▸ Short problem: Without the pictures, can you quote each line below exactly?
━━━━━━━━
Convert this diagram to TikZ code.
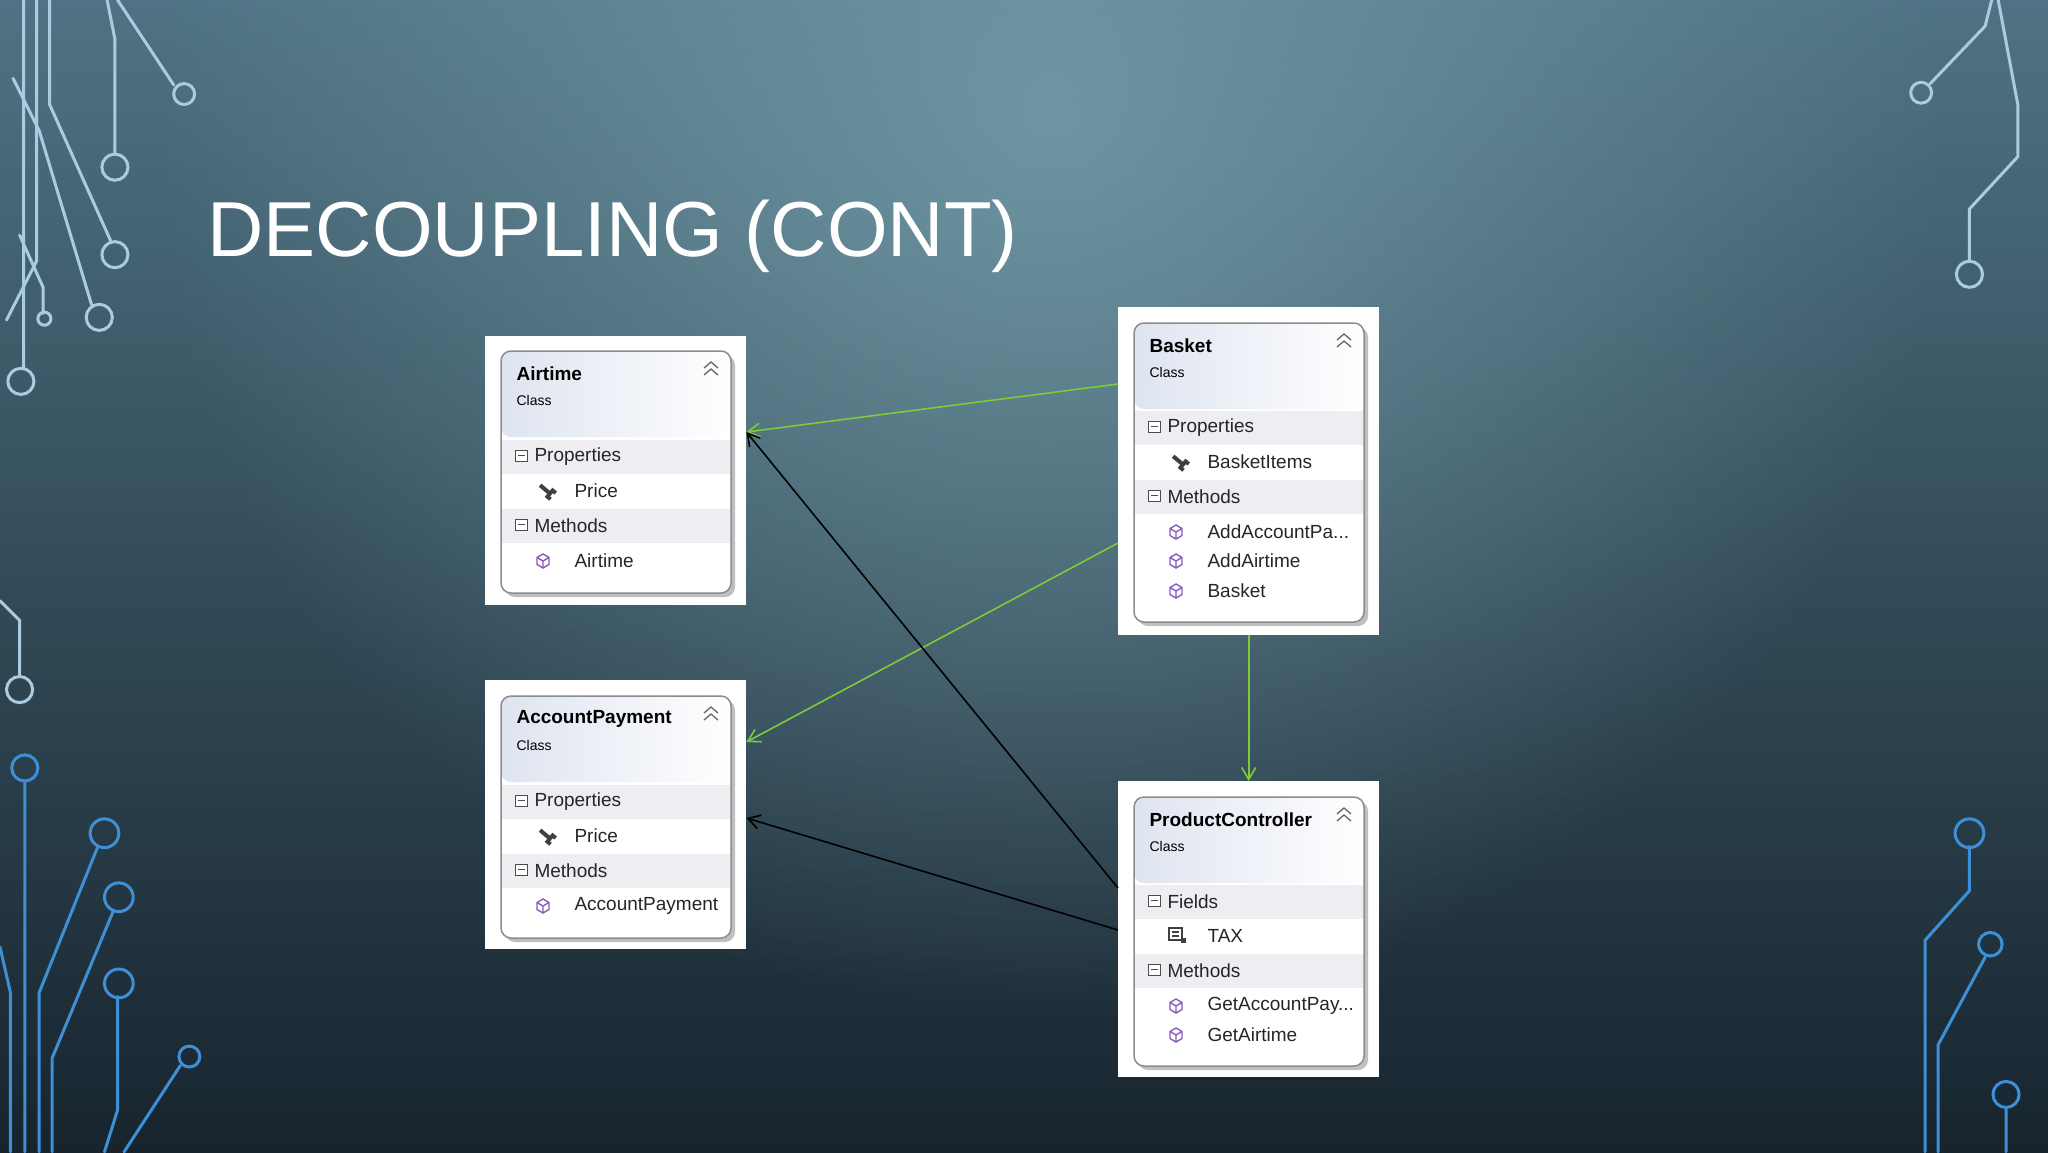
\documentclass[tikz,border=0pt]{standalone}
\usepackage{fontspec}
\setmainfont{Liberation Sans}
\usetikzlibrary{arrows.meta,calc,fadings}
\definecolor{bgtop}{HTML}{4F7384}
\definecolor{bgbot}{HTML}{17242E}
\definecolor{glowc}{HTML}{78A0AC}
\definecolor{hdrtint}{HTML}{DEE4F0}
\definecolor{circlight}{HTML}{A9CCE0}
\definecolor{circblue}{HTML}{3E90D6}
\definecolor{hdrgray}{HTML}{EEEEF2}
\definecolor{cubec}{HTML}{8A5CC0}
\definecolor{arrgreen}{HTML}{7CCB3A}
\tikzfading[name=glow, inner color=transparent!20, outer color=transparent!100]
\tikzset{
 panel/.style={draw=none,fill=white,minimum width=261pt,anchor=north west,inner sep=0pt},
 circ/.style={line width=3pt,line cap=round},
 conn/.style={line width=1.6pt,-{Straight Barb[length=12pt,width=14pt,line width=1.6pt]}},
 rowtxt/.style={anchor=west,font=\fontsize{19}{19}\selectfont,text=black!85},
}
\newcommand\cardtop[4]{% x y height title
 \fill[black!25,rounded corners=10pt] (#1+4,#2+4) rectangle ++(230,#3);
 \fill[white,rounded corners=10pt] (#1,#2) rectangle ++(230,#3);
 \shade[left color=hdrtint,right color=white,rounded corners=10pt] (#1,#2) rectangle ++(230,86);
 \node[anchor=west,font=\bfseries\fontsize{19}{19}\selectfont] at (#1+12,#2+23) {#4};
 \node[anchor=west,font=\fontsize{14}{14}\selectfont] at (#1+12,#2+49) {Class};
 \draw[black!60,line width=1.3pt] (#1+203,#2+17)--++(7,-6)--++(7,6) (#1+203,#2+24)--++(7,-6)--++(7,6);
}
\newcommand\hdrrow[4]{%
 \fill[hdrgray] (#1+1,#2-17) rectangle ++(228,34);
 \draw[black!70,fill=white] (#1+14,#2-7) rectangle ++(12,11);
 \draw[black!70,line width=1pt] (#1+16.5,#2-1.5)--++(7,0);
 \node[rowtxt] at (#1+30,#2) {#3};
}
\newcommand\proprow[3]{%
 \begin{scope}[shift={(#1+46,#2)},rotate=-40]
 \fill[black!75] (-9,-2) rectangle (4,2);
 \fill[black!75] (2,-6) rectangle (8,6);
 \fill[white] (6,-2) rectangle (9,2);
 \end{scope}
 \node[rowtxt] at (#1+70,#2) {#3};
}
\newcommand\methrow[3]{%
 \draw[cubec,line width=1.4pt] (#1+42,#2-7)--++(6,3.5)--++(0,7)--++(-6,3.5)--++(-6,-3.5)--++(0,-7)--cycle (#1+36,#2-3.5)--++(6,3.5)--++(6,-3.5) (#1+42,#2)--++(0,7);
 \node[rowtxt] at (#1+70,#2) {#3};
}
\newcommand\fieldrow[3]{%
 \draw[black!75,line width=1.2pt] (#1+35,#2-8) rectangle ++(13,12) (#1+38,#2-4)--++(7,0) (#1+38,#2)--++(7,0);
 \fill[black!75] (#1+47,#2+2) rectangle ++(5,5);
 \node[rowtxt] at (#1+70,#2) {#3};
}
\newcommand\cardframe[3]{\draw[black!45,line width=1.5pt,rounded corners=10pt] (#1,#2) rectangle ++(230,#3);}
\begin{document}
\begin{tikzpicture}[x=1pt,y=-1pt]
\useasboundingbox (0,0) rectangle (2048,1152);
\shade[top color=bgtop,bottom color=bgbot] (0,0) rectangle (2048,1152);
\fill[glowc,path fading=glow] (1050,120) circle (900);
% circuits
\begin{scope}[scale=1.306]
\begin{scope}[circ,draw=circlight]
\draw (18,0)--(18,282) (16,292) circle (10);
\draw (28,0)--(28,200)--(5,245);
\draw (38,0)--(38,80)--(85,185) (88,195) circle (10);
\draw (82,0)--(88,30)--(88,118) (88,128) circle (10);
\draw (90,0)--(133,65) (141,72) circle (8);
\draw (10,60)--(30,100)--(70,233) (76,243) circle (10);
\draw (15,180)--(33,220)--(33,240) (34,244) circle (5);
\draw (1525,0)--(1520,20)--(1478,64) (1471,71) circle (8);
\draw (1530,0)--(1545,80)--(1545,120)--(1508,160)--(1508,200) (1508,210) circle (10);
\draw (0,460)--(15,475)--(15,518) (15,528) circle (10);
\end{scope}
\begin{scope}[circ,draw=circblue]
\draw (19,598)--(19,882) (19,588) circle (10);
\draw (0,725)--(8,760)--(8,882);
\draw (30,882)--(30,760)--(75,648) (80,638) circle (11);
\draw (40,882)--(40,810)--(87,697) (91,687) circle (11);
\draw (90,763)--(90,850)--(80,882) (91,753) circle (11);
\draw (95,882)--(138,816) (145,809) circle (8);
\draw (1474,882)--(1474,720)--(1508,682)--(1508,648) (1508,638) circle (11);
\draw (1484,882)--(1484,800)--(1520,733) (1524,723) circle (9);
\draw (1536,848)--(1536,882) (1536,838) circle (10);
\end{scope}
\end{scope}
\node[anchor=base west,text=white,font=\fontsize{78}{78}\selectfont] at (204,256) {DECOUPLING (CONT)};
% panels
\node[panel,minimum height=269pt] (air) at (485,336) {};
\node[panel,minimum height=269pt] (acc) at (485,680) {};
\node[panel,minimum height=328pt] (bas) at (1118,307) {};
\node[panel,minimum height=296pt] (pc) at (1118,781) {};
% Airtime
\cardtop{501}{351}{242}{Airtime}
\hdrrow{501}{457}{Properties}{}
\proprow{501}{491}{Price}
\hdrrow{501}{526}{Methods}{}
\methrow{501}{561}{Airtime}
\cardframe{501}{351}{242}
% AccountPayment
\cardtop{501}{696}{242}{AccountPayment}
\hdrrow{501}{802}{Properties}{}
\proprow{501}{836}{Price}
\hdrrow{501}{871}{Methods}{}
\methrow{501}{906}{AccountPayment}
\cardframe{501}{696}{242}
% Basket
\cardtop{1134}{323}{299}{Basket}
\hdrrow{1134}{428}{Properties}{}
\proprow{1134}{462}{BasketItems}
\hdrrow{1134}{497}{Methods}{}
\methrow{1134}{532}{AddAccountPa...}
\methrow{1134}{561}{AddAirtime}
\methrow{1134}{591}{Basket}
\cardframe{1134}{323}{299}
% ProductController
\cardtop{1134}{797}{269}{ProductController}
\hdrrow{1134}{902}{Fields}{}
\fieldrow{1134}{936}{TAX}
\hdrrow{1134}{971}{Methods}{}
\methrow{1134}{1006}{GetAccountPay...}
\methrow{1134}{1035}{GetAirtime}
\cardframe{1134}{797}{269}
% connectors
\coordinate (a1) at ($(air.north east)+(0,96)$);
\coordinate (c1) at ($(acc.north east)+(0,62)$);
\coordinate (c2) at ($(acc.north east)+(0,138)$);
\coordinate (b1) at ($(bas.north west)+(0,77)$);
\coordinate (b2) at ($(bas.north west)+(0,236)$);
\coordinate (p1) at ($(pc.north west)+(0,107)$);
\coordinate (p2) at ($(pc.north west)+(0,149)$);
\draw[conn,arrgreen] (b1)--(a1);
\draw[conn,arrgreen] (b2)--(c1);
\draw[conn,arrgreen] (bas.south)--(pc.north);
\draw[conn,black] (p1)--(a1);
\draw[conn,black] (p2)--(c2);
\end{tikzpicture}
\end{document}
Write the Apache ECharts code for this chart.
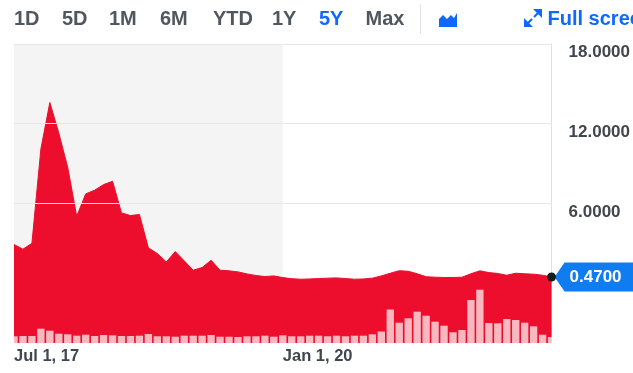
━━━━━━━━
▸ The result:
Convert this diagram to TikZ code.
\documentclass[tikz,border=0pt]{standalone}
\usepackage{fontspec}
\setmainfont{Liberation Sans}
\usetikzlibrary{arrows.meta,calc,fadings}
\definecolor{bgtop}{HTML}{4F7384}
\definecolor{bgbot}{HTML}{17242E}
\definecolor{glowc}{HTML}{78A0AC}
\definecolor{hdrtint}{HTML}{DEE4F0}
\definecolor{circlight}{HTML}{A9CCE0}
\definecolor{circblue}{HTML}{3E90D6}
\definecolor{hdrgray}{HTML}{EEEEF2}
\definecolor{cubec}{HTML}{8A5CC0}
\definecolor{arrgreen}{HTML}{7CCB3A}
\tikzfading[name=glow, inner color=transparent!20, outer color=transparent!100]
\tikzset{
 panel/.style={draw=none,fill=white,minimum width=261pt,anchor=north west,inner sep=0pt},
 circ/.style={line width=3pt,line cap=round},
 conn/.style={line width=1.6pt,-{Straight Barb[length=12pt,width=14pt,line width=1.6pt]}},
 rowtxt/.style={anchor=west,font=\fontsize{19}{19}\selectfont,text=black!85},
}
\newcommand\cardtop[4]{% x y height title
 \fill[black!25,rounded corners=10pt] (#1+4,#2+4) rectangle ++(230,#3);
 \fill[white,rounded corners=10pt] (#1,#2) rectangle ++(230,#3);
 \shade[left color=hdrtint,right color=white,rounded corners=10pt] (#1,#2) rectangle ++(230,86);
 \node[anchor=west,font=\bfseries\fontsize{19}{19}\selectfont] at (#1+12,#2+23) {#4};
 \node[anchor=west,font=\fontsize{14}{14}\selectfont] at (#1+12,#2+49) {Class};
 \draw[black!60,line width=1.3pt] (#1+203,#2+17)--++(7,-6)--++(7,6) (#1+203,#2+24)--++(7,-6)--++(7,6);
}
\newcommand\hdrrow[4]{%
 \fill[hdrgray] (#1+1,#2-17) rectangle ++(228,34);
 \draw[black!70,fill=white] (#1+14,#2-7) rectangle ++(12,11);
 \draw[black!70,line width=1pt] (#1+16.5,#2-1.5)--++(7,0);
 \node[rowtxt] at (#1+30,#2) {#3};
}
\newcommand\proprow[3]{%
 \begin{scope}[shift={(#1+46,#2)},rotate=-40]
 \fill[black!75] (-9,-2) rectangle (4,2);
 \fill[black!75] (2,-6) rectangle (8,6);
 \fill[white] (6,-2) rectangle (9,2);
 \end{scope}
 \node[rowtxt] at (#1+70,#2) {#3};
}
\newcommand\methrow[3]{%
 \draw[cubec,line width=1.4pt] (#1+42,#2-7)--++(6,3.5)--++(0,7)--++(-6,3.5)--++(-6,-3.5)--++(0,-7)--cycle (#1+36,#2-3.5)--++(6,3.5)--++(6,-3.5) (#1+42,#2)--++(0,7);
 \node[rowtxt] at (#1+70,#2) {#3};
}
\newcommand\fieldrow[3]{%
 \draw[black!75,line width=1.2pt] (#1+35,#2-8) rectangle ++(13,12) (#1+38,#2-4)--++(7,0) (#1+38,#2)--++(7,0);
 \fill[black!75] (#1+47,#2+2) rectangle ++(5,5);
 \node[rowtxt] at (#1+70,#2) {#3};
}
\newcommand\cardframe[3]{\draw[black!45,line width=1.5pt,rounded corners=10pt] (#1,#2) rectangle ++(230,#3);}
\begin{document}
\begin{tikzpicture}[x=1pt,y=-1pt]
\useasboundingbox (0,0) rectangle (2048,1152);
\shade[top color=bgtop,bottom color=bgbot] (0,0) rectangle (2048,1152);
\fill[glowc,path fading=glow] (1050,120) circle (900);
% circuits
\begin{scope}[scale=1.306]
\begin{scope}[circ,draw=circlight]
\draw (18,0)--(18,282) (16,292) circle (10);
\draw (28,0)--(28,200)--(5,245);
\draw (38,0)--(38,80)--(85,185) (88,195) circle (10);
\draw (82,0)--(88,30)--(88,118) (88,128) circle (10);
\draw (90,0)--(133,65) (141,72) circle (8);
\draw (10,60)--(30,100)--(70,233) (76,243) circle (10);
\draw (15,180)--(33,220)--(33,240) (34,244) circle (5);
\draw (1525,0)--(1520,20)--(1478,64) (1471,71) circle (8);
\draw (1530,0)--(1545,80)--(1545,120)--(1508,160)--(1508,200) (1508,210) circle (10);
\draw (0,460)--(15,475)--(15,518) (15,528) circle (10);
\end{scope}
\begin{scope}[circ,draw=circblue]
\draw (19,598)--(19,882) (19,588) circle (10);
\draw (0,725)--(8,760)--(8,882);
\draw (30,882)--(30,760)--(75,648) (80,638) circle (11);
\draw (40,882)--(40,810)--(87,697) (91,687) circle (11);
\draw (90,763)--(90,850)--(80,882) (91,753) circle (11);
\draw (95,882)--(138,816) (145,809) circle (8);
\draw (1474,882)--(1474,720)--(1508,682)--(1508,648) (1508,638) circle (11);
\draw (1484,882)--(1484,800)--(1520,733) (1524,723) circle (9);
\draw (1536,848)--(1536,882) (1536,838) circle (10);
\end{scope}
\end{scope}
\node[anchor=base west,text=white,font=\fontsize{78}{78}\selectfont] at (204,256) {DECOUPLING (CONT)};
% panels
\node[panel,minimum height=269pt] (air) at (485,336) {};
\node[panel,minimum height=269pt] (acc) at (485,680) {};
\node[panel,minimum height=328pt] (bas) at (1118,307) {};
\node[panel,minimum height=296pt] (pc) at (1118,781) {};
% Airtime
\cardtop{501}{351}{242}{Airtime}
\hdrrow{501}{457}{Properties}{}
\proprow{501}{491}{Price}
\hdrrow{501}{526}{Methods}{}
\methrow{501}{561}{Airtime}
\cardframe{501}{351}{242}
% AccountPayment
\cardtop{501}{696}{242}{AccountPayment}
\hdrrow{501}{802}{Properties}{}
\proprow{501}{836}{Price}
\hdrrow{501}{871}{Methods}{}
\methrow{501}{906}{AccountPayment}
\cardframe{501}{696}{242}
% Basket
\cardtop{1134}{323}{299}{Basket}
\hdrrow{1134}{428}{Properties}{}
\proprow{1134}{462}{BasketItems}
\hdrrow{1134}{497}{Methods}{}
\methrow{1134}{532}{AddAccountPa...}
\methrow{1134}{561}{AddAirtime}
\methrow{1134}{591}{Basket}
\cardframe{1134}{323}{299}
% ProductController
\cardtop{1134}{797}{269}{ProductController}
\hdrrow{1134}{902}{Fields}{}
\fieldrow{1134}{936}{TAX}
\hdrrow{1134}{971}{Methods}{}
\methrow{1134}{1006}{GetAccountPay...}
\methrow{1134}{1035}{GetAirtime}
\cardframe{1134}{797}{269}
% connectors
\coordinate (a1) at ($(air.north east)+(0,96)$);
\coordinate (c1) at ($(acc.north east)+(0,62)$);
\coordinate (c2) at ($(acc.north east)+(0,138)$);
\coordinate (b1) at ($(bas.north west)+(0,77)$);
\coordinate (b2) at ($(bas.north west)+(0,236)$);
\coordinate (p1) at ($(pc.north west)+(0,107)$);
\coordinate (p2) at ($(pc.north west)+(0,149)$);
\draw[conn,arrgreen] (b1)--(a1);
\draw[conn,arrgreen] (b2)--(c1);
\draw[conn,arrgreen] (bas.south)--(pc.north);
\draw[conn,black] (p1)--(a1);
\draw[conn,black] (p2)--(c2);
\end{tikzpicture}
\end{document}
Write the Apache ECharts code for this chart.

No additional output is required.